> _GIVEN EXERCISE_:
Read through the data and report every line in which the word "this" occurs.

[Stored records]
◇ ◇ ◇ ◇ ◇ ◇ ◇
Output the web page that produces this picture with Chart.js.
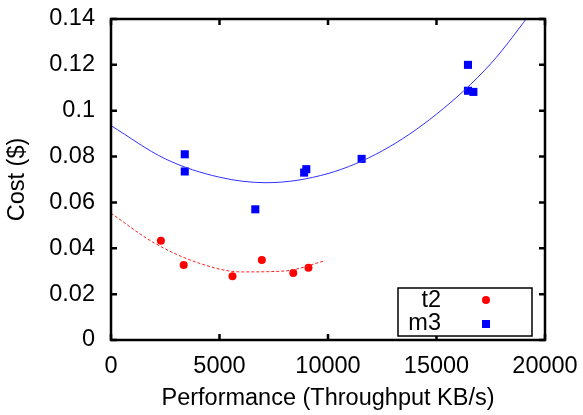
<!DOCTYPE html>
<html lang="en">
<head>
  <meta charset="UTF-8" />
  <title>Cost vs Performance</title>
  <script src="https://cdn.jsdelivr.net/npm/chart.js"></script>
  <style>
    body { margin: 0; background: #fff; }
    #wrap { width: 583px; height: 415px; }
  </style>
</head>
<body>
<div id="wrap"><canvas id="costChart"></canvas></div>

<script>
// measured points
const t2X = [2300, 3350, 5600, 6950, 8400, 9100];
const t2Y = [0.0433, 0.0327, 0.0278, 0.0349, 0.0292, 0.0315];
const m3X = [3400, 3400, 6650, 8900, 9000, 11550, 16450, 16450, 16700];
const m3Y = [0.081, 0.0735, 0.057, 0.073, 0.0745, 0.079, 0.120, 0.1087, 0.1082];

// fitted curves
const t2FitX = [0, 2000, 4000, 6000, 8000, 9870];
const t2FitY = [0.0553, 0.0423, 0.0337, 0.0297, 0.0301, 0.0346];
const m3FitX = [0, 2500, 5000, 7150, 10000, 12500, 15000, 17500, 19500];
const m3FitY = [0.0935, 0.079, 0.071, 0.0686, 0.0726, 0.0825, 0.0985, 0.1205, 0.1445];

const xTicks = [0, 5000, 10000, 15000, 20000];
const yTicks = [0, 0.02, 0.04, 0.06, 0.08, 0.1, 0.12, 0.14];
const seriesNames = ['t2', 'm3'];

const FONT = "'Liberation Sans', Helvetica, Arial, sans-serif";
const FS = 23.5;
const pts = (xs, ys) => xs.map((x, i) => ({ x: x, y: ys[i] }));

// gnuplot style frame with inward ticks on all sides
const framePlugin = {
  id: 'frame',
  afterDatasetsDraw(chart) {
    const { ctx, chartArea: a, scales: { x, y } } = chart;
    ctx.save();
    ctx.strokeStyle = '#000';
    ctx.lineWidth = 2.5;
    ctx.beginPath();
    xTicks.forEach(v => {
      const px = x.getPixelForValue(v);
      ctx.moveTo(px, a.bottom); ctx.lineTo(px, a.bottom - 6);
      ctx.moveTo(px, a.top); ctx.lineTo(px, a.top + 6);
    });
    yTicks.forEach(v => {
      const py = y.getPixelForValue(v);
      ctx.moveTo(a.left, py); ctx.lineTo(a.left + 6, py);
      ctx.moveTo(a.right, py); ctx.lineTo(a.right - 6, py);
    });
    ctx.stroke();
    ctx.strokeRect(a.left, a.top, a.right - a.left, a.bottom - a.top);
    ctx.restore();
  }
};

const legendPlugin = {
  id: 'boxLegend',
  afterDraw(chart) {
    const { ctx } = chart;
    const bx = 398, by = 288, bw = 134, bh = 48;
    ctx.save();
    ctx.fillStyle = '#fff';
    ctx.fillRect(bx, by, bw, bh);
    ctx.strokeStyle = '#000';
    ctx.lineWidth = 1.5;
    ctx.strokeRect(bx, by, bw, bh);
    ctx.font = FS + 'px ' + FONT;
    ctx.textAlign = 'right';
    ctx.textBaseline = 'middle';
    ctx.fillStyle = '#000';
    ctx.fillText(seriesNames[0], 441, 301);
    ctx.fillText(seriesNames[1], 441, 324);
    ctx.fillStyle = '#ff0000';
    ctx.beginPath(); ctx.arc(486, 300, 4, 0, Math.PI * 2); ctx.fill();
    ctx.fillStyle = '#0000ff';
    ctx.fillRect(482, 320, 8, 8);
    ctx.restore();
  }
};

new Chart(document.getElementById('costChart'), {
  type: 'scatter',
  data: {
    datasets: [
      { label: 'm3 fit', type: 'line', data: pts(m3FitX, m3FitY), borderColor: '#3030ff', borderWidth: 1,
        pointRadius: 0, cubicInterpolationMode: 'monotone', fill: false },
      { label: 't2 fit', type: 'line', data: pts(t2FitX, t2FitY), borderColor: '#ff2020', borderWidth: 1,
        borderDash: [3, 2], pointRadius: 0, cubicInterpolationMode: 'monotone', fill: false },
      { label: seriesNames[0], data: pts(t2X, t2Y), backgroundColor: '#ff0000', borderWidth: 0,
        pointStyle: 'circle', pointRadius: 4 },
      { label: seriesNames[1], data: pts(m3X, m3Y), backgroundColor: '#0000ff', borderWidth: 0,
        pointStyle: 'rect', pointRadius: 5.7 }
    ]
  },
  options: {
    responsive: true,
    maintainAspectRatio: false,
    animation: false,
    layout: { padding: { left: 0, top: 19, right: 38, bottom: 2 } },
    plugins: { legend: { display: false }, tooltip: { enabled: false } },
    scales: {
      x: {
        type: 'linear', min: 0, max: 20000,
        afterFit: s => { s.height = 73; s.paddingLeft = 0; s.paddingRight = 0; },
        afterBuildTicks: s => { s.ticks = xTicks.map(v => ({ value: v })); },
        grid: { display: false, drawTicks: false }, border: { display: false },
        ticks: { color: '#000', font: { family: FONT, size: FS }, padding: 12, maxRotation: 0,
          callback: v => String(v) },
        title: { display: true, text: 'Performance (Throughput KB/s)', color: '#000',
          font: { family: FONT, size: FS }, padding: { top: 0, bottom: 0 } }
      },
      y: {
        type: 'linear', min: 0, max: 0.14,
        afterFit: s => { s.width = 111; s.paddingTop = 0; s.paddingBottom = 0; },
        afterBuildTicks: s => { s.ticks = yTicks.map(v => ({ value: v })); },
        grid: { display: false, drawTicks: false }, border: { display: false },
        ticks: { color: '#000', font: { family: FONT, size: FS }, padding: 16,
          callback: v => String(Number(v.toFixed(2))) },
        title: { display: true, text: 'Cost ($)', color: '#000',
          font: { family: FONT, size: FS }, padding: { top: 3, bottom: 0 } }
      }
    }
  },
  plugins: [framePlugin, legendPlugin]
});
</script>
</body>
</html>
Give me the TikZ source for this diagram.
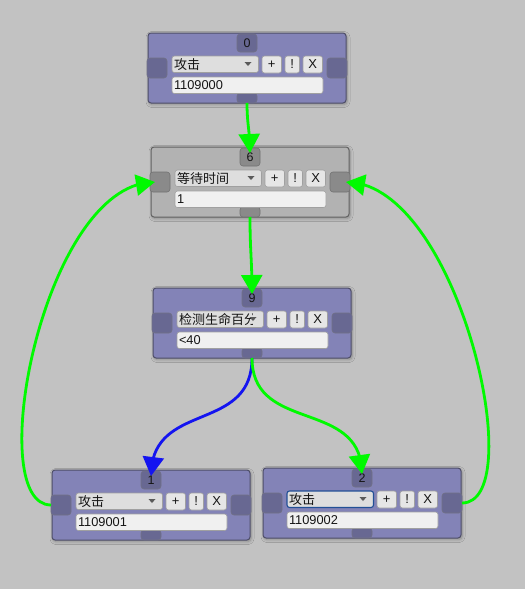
◇ ◇ ◇ ◇ ◇ ◇ ◇
> _TASK SOLUTION_:
Output the web page that produces this picture with Chart.js.
Give me the TikZ source for this diagram.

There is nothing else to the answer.